##### Records provided
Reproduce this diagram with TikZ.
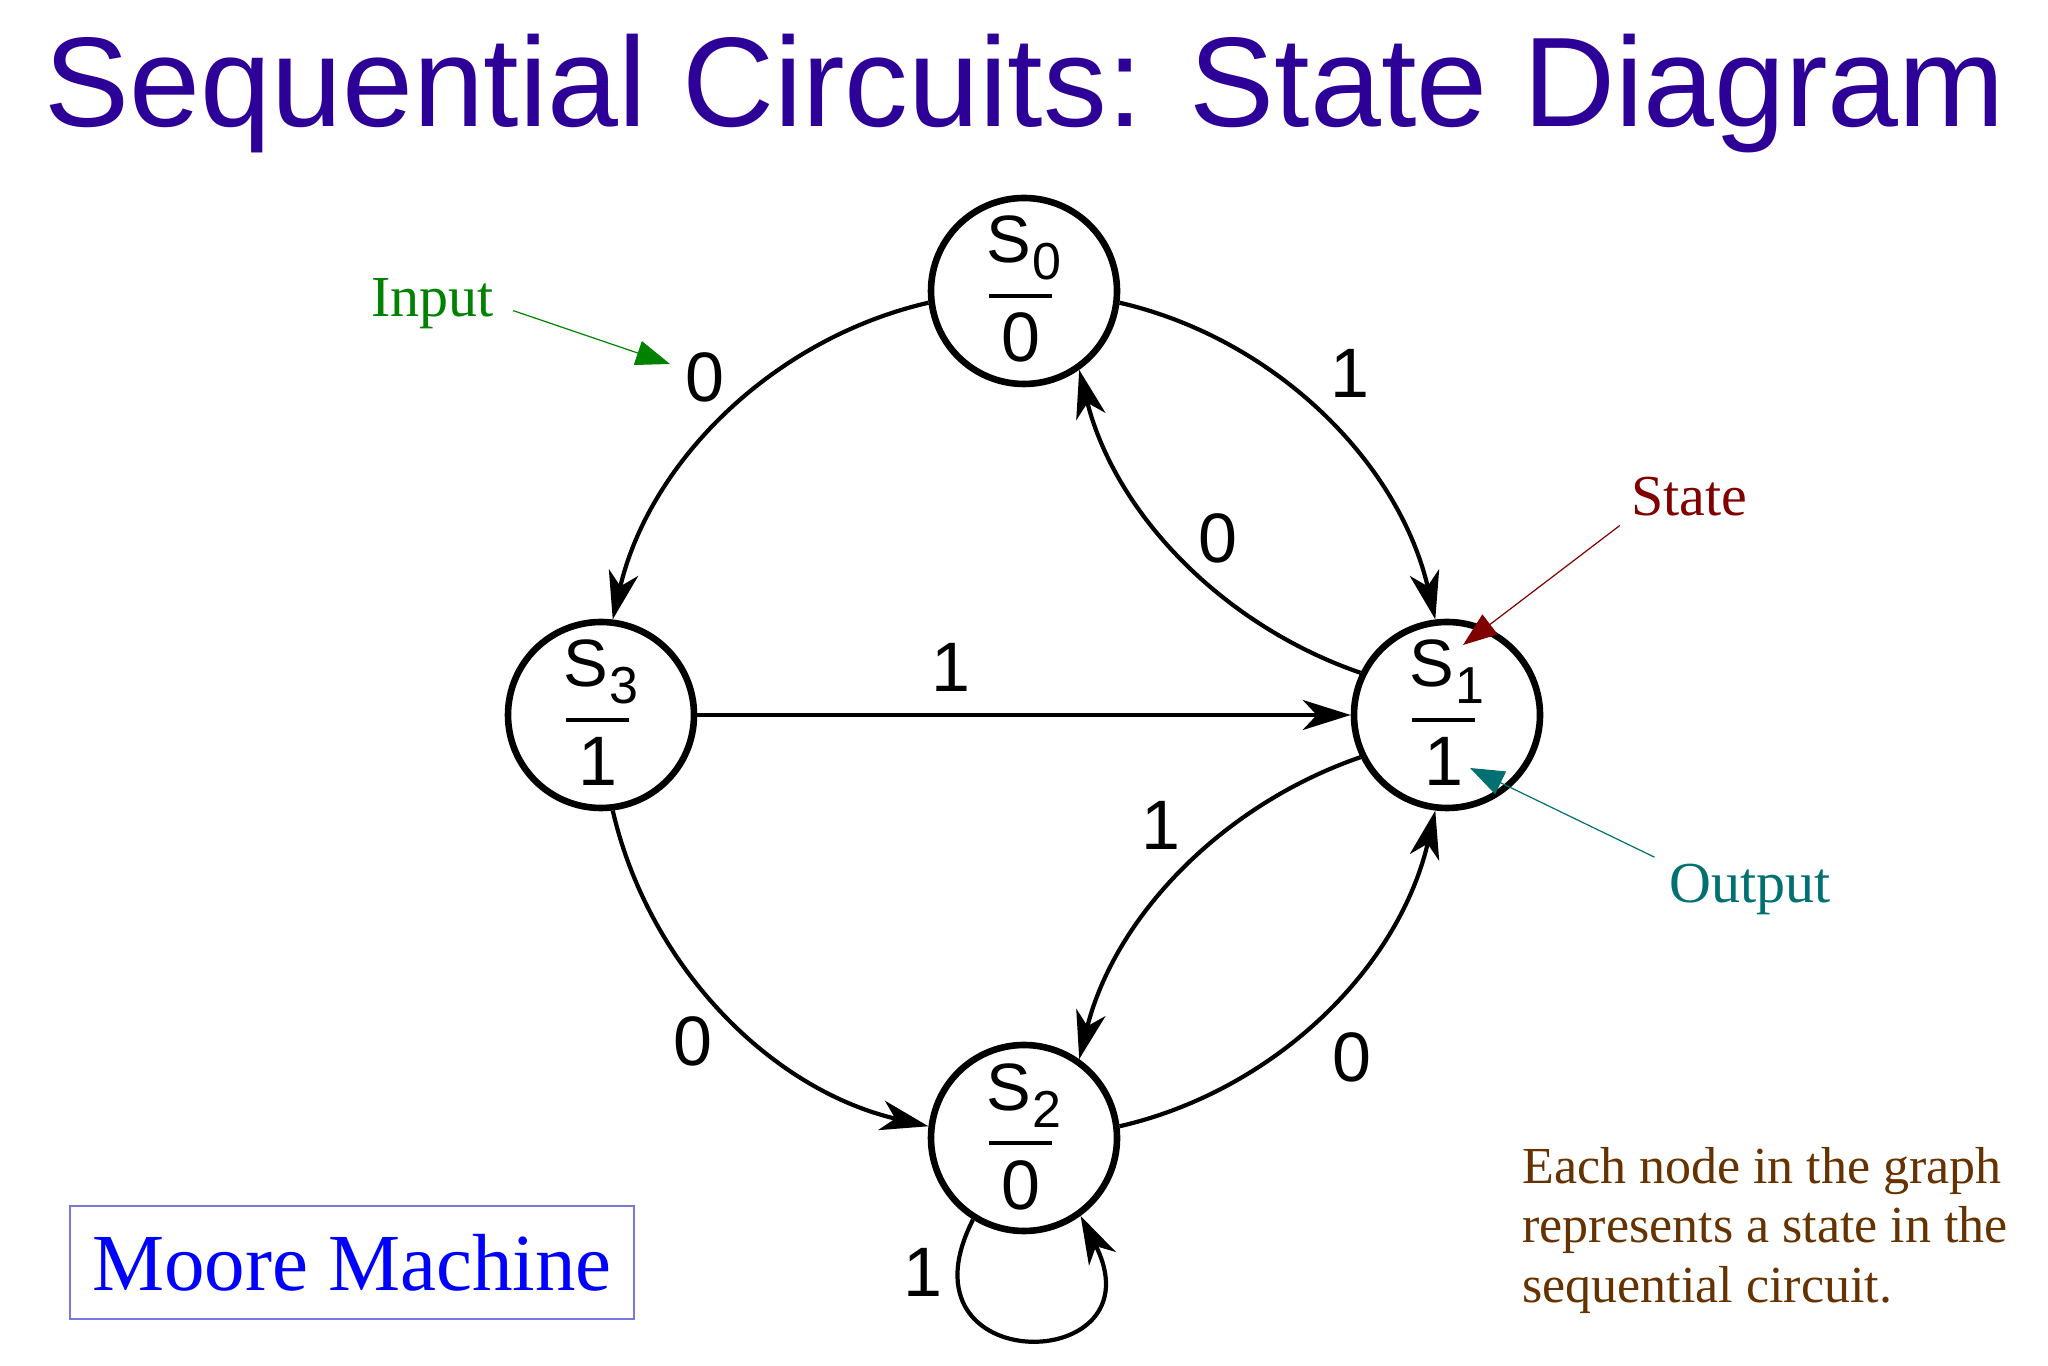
##########
##### Records provided
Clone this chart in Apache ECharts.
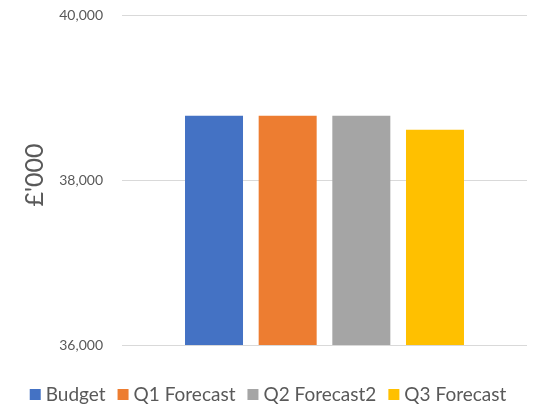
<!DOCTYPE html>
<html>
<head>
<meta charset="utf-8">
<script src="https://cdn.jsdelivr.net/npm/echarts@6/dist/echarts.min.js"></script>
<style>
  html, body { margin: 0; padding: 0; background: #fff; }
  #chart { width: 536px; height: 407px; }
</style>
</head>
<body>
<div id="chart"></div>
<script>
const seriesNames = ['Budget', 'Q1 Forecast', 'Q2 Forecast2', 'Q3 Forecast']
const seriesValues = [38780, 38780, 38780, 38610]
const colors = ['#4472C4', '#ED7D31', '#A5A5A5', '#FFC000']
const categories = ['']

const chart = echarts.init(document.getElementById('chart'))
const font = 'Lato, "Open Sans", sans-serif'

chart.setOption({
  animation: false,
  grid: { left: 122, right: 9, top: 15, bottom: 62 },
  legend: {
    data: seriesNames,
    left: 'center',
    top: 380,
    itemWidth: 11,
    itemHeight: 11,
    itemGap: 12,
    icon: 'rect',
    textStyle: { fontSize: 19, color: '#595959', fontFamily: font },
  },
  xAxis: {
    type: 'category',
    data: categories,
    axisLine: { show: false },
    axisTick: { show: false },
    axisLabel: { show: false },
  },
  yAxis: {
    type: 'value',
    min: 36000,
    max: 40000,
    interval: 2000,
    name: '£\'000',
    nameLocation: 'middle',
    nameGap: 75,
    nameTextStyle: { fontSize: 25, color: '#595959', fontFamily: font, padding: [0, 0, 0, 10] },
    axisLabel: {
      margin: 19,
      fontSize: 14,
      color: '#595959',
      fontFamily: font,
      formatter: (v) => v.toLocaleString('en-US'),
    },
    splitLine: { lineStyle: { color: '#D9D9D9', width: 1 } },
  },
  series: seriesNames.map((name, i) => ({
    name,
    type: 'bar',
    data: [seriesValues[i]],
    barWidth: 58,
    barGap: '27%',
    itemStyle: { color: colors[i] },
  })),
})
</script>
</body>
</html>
##########
#### Given request
Copy every line of the material in which the word "this" occurs.

#### Exercise result
Reproduce this diagram with TikZ.
Clone this chart in Apache ECharts.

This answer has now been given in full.